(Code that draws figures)

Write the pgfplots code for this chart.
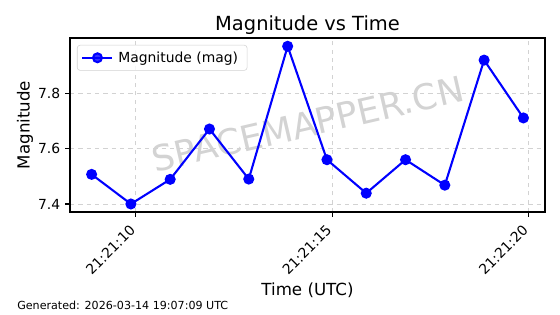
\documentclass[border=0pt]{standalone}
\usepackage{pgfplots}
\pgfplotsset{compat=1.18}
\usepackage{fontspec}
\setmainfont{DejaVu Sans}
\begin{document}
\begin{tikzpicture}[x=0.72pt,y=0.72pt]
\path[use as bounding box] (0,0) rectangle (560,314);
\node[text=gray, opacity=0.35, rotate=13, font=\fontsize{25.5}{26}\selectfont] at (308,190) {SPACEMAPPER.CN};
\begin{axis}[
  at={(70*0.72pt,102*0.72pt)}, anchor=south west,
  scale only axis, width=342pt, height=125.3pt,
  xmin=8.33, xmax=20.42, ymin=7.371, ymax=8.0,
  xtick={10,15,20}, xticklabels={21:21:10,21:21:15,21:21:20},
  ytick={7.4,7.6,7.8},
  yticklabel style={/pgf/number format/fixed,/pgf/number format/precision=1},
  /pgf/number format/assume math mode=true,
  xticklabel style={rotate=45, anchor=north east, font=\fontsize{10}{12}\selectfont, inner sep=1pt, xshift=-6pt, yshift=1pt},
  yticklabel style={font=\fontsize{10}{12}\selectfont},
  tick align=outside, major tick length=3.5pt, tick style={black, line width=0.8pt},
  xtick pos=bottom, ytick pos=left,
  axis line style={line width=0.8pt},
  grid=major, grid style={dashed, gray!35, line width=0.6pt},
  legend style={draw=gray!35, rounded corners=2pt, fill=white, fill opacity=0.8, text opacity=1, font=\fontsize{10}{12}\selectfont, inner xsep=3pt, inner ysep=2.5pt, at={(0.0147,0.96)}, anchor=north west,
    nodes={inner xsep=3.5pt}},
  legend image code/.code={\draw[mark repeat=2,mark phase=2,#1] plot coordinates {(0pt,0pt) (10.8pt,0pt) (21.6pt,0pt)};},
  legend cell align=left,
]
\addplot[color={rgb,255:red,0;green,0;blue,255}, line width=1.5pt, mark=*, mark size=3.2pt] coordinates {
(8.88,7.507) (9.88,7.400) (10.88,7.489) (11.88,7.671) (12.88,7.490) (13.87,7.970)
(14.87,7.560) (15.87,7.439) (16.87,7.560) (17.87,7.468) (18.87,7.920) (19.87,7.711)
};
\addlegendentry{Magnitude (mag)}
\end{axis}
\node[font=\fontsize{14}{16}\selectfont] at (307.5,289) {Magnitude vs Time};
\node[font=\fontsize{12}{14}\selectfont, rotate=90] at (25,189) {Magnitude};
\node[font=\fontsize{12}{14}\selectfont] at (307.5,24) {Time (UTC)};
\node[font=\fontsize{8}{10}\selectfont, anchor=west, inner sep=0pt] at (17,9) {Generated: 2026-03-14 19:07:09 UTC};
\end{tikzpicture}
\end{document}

...

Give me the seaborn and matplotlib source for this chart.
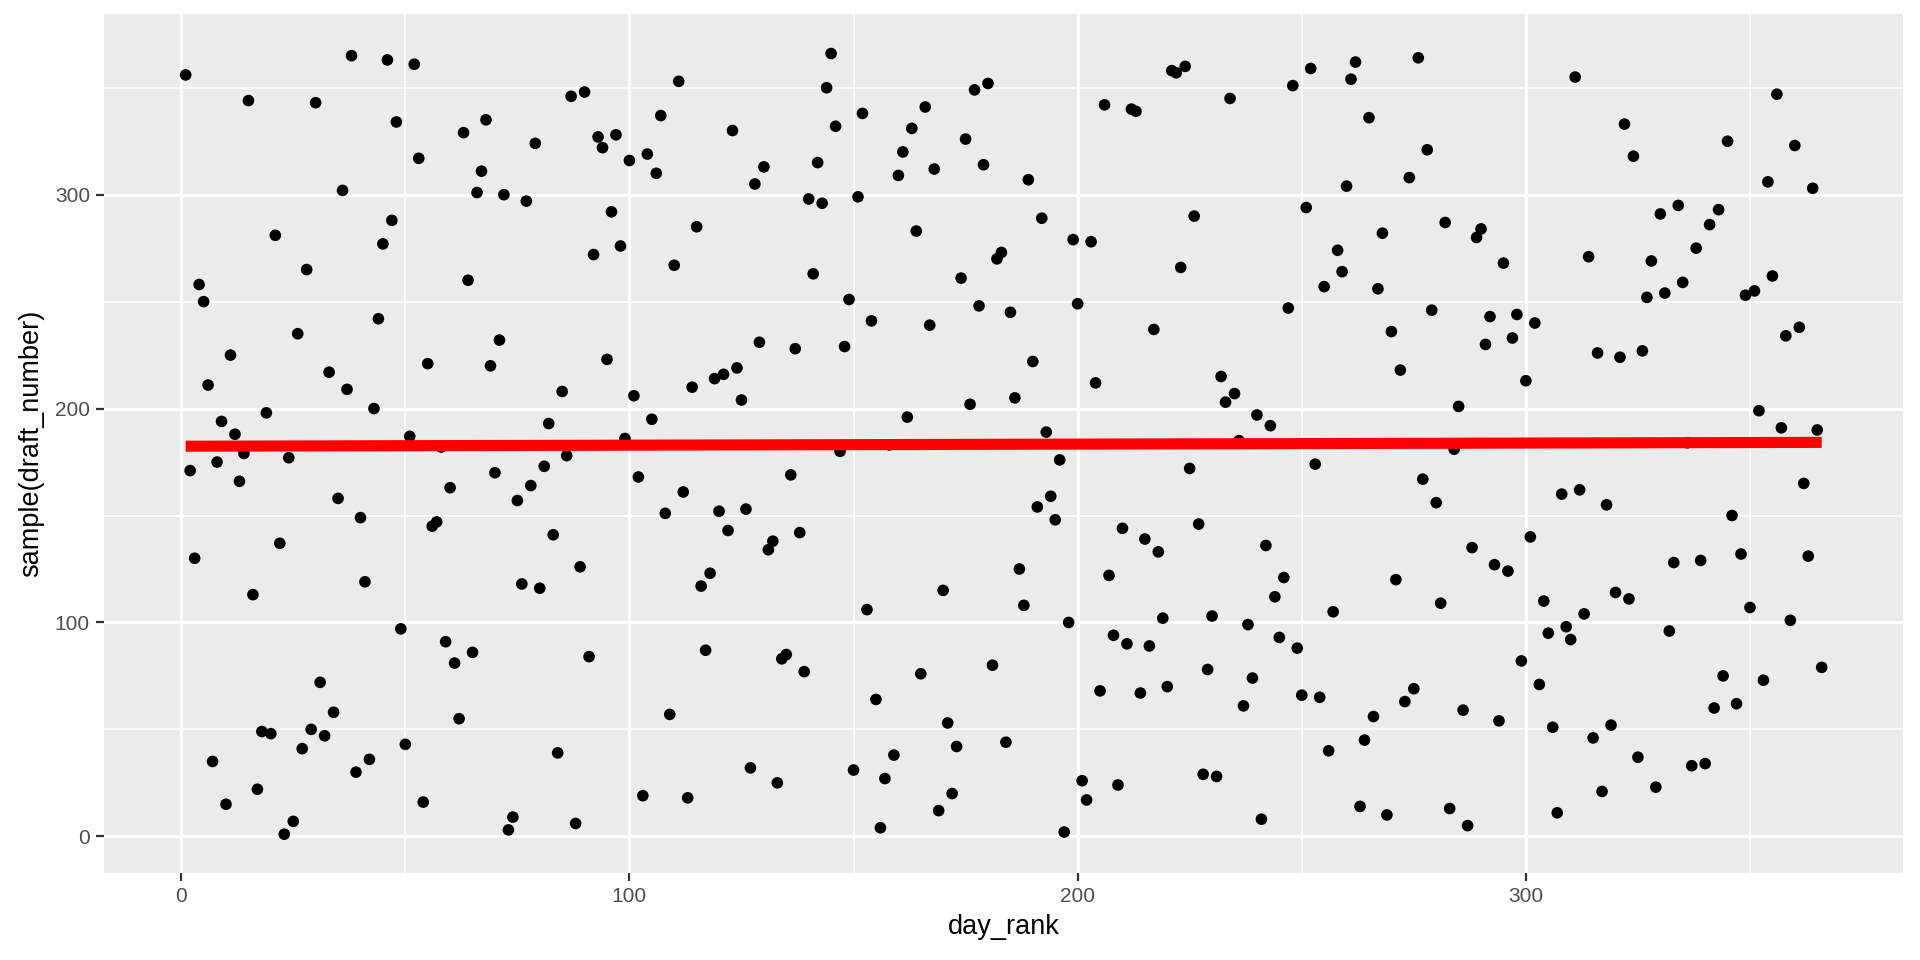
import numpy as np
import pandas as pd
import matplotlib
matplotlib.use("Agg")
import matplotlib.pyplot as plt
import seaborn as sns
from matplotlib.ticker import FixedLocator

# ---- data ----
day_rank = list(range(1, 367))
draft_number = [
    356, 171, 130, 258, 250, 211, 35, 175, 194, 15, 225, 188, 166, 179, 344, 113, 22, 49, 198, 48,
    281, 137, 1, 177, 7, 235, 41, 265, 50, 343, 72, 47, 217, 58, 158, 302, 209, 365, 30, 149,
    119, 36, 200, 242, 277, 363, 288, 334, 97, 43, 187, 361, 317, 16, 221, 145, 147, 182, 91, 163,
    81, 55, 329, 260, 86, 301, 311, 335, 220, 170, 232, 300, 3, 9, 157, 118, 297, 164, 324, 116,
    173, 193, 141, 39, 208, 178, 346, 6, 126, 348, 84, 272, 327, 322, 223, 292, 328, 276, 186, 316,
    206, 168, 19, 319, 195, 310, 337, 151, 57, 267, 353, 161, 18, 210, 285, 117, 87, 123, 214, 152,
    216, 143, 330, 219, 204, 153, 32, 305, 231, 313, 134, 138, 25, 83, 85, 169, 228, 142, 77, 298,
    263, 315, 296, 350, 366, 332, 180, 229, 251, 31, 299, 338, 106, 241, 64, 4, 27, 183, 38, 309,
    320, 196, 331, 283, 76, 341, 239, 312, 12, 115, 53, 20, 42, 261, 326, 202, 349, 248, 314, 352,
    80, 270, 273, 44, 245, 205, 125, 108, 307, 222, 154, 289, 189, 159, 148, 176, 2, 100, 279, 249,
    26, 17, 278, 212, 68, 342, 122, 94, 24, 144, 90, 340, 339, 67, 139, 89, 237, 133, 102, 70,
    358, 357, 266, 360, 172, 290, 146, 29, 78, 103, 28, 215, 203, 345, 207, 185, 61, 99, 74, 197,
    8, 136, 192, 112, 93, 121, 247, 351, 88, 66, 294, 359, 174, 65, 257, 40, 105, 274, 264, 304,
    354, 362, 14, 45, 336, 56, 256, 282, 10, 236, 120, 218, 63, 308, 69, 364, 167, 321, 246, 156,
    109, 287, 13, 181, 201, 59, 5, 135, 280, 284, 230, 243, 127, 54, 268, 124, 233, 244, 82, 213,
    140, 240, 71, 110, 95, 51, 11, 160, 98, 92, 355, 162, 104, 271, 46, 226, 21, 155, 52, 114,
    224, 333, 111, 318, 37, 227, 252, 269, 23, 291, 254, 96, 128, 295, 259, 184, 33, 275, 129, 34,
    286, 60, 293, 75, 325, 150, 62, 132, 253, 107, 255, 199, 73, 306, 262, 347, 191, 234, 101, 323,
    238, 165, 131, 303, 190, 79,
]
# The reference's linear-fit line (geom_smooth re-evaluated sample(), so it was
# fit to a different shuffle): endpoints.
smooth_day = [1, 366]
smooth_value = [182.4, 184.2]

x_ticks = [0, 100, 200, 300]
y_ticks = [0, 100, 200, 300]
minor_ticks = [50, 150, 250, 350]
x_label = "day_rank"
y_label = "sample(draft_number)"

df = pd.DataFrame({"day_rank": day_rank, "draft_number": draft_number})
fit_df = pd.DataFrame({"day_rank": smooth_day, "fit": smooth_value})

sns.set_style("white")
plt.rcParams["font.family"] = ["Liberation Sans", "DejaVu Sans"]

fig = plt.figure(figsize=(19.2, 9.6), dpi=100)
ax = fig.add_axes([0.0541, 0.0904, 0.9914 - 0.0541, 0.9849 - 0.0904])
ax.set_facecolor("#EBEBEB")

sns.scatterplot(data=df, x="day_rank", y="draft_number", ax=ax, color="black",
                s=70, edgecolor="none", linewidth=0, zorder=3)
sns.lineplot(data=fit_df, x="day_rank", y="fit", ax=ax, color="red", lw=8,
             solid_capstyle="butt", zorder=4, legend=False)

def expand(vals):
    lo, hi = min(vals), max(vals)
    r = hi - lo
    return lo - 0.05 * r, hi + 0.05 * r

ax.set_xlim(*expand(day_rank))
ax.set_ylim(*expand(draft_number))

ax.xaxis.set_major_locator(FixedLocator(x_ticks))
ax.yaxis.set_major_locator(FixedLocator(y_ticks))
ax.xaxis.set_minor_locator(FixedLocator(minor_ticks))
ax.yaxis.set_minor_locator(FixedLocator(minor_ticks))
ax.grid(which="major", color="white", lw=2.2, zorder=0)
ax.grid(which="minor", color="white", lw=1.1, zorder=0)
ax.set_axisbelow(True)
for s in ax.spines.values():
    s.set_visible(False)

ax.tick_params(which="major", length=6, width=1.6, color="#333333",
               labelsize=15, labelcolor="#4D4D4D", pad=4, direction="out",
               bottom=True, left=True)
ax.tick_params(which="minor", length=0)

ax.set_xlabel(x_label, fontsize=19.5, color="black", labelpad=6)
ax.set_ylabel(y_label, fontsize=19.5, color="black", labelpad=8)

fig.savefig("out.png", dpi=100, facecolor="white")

THE REQUEST:
Exclude any pictures, and restate word for word the lines from the one containing "Give me the" through the one containing "from matplotlib.ticker import FixedLocator", both included.

CORRECT OUTPUT:
Give me the seaborn and matplotlib source for this chart.
import numpy as np
import pandas as pd
import matplotlib
matplotlib.use("Agg")
import matplotlib.pyplot as plt
import seaborn as sns
from matplotlib.ticker import FixedLocator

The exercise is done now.